On this page you can read the second of three essays reflecting on my goals and learning.
Continuing My Learning Journey
October 25, 2016 One thing I often tell my students is that being a teacher means being a student. I strongly believe that a good teacher is always actively learning. Though I am at the end of my studies for a Master of Arts in Educational Technology (MAET), I am not at the end of my learning. In fact, I already have specific learning goals for the coming months and years. For example, I plan to expand my general content knowledge about business, deepen my knowledge about how internet communication technology (ICT) and gender are each connected to business, and engage in research projects related to language teaching. Below, I detail these goals, including why each is important, how my educational technology studies have influenced these goals, and plans toward achieving them.
My first goal is to deepen my understanding of the principles of business.
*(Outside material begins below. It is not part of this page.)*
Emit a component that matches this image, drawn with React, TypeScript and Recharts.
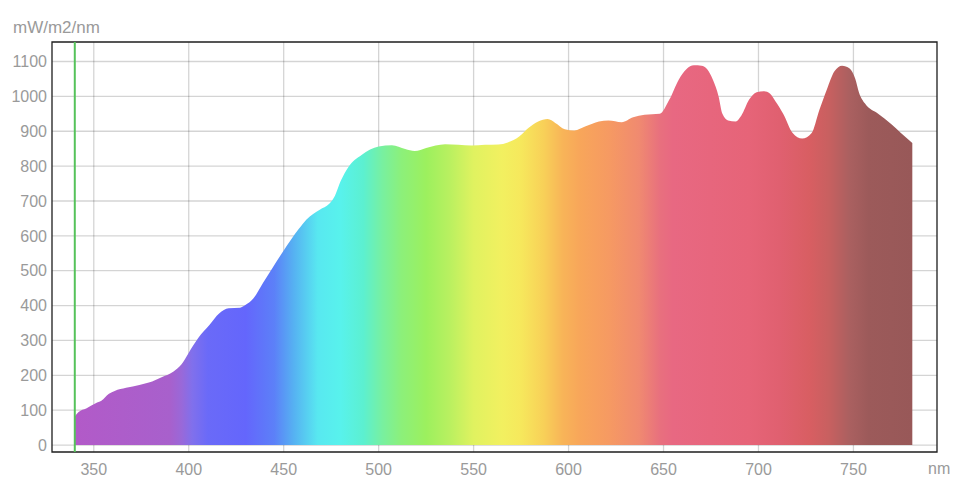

While I have more than a decade of experience teaching English related to business to business students and business people, I don’t have any formal background studying or working in business. However, I am now coordinating a Business English program for my university and nearly all of my current students are business majors. Therefore, I would like a better understanding of the content area so as to improve my ability to help these students. While taking the course Technology and Leadership in the MAET program, one of the resources we were exposed to was The Personal MBA by Josh Kaufman. He gave guidelines, reasons, and an annotated reading list for pursuing an individualized course of study leading to similar skills and knowledge that one would gain in an MBA program. I have chosen a dozen of the books he describes and I plan to read them over the next few months. Firstly, I plan to read four books he included as the first steps to undertaking something like this. These books are Mastery by George Leonard, Now, Discover Your Strengths by Marcus Buckingham and Donald O. Clifton, Getting Things Done by David Allen, and The 7 Habits of Highly Effective People by Stephen Covey. Once I have read these, I plan to move on to suggested books related directly to finance, accounting, negotiation, project management, personnel management, and statistics. In addition to deepening my subject-area knowledge, I expect these books will help me with my own research and teaching practice in other ways.
Another goal I have is to combine my knowledge of gender issues and of technology with knowledge of business. Beyond simple personal interest, I will be expected to teach two content-based courses related to these topics starting next year. Thanks to my experience in the MAET program, I feel the competence to examine and teach about the intersection of ICT and business. While these were not direct areas of study in the MAET, I now feel confident that I have the skills to find appropriate resources for knowledge building, curriculum development, and use in these courses. For example, when I initially began the Master’s program I looked at the reading lists for courses in the Graduate Specialization in Gender, Justice, and Environmental Change. Books I encountered there, such as titles by Vandana Shiva and the volume The Women, Gender and Development Reader, will provide material related to both unique challenges facing women and how promoting gender equality in business can have a variety of positive benefits. Another example is that I can use the resources on the website of MergeLane, an organization geared towards promoting female business leaders and female-led startups, and other similar online resources for and about women in business.
I also aim to engage in original research, which is part of the expectations of my professorship. One area of interest is how technology and reading instruction interact. For example, I have already done a small project looking at the effects of an online quiz system for graded readers. I envision possibly expanding on that research, or looking at how having graded readers available online in a system such as Xreading impacts reading habits of language learners. I am also interested in conducting action research into teaching of Business English and perhaps how technology such as online vocabulary learning tools can help with that. Another area of interest which has grown out of my MAET studies is that of examining faculty development related to promoting appropriate technology adoption. These all require time to develop specific research projects and have them reviewed for ethical considerations and possible funding before they become concrete plans. I have learned how to use Google Scholar and tapping into my online personal learning network to find articles and Zotero to help manage these resources as I develop these projects.
As noted, being a teacher means being a learner. As I complete my MAET program I am already aiming to keep learning about things such as principles of business administration, the intersections of business, gender, and ICT, and how technology and reading interact. I want to learn about these specific things to aid me in doing my best in my work, but I also simply want to keep learning. One thing I know with certainty is that my interests and learning goals will continue to evolve even as I stride toward reaching them.